たとえば、人間と機械の関係が、大昔の農民と荷車を引くウマやウシやその他の動物との関係と、どのくらい共通点があるのか。また、自動化に対する人間の不安が、奴隷制度のある社会に住む人々が感じていた不安と、どのように似ているのか。その理由も明らかにしてくれます。

現代を生きる私たちと、狩猟採集民族の祖先たちとの共通点を引き出しながら、現代特有の課題だと捉えられがちなものの根底にある、問題の本質を考えることができます

週に15時間だけ働き、幸せに生きる人々

働くことの意義を考えさせられるエピソードとして、本書で度々登場する、アフリカ南部カラハリ地方の「ジュホアン」という採集民族を紹介します。

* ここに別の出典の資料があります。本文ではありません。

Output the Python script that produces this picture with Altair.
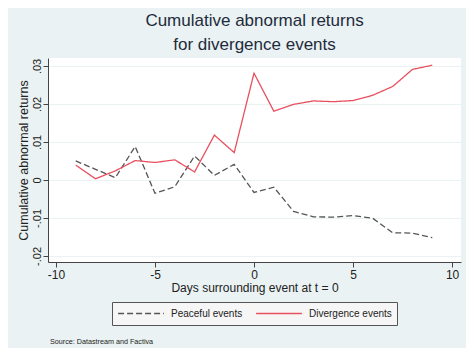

皆さんは、「狩猟採集民族」についてどのようなイメージを持っているでしょうか?日々の食糧を確保するのに一苦労で、「常に飢餓と紙一重の状態にいる、貧しかった民族」と思っている方も多いのではないでしょうか

実際の彼らは、物質的な困窮や果てしない闘争に耐える生活をしていたわけではありませんでした。週に15時間を超えて働くことはあまりなく、ほとんどの時間を休息と娯楽に費やしていたのです。
それは、必要以上に食糧を蓄えることもなく、富や地位を築くことにも関心がなく、短期的な物質的欲求を満たすためだけに働いていたからだといえます。

狩猟採集民が他の人々よりはるかに多くの自由な時間を持っていたのは、物質的な必要が満たされていた以上に、わずらわしい欲望に振り回されることがなかったためです。狩猟採集民は、多くを望まないことで欲望の奴隷になることなく、彼らなりの豊かさを手に入れていました

一方、現代のウォールストリートの銀行家たちはどうでしょう。
彼らよりも多くの不動産や船舶、車、時計などを所有しながらも、それに満足できず、さらに多くを手に入れようと常に苦闘しているのです。

歴史を学び、未来への指針にする

狩猟採集民はその場のニーズを満たすため、農民は翌年までの生活を維持するために労働力を投入していました。しかし、現在の私たちは、もっと長いスパンで、自分がしている仕事の可能性を考えなければならなくなってきています
採集民の約250倍のエネルギーを獲得し、消費している私たちは、これからの未来をうまく進んでいくために、想像力、寛容性に加え、生活態度や価値観について、歴史的に前例がないレベルでの変革が求められるでしょう。

本書を通じて、「人と仕事」の歴史や仕事の意義について、新たな視点から学び、今後について考えるきっかけにしてみませんか?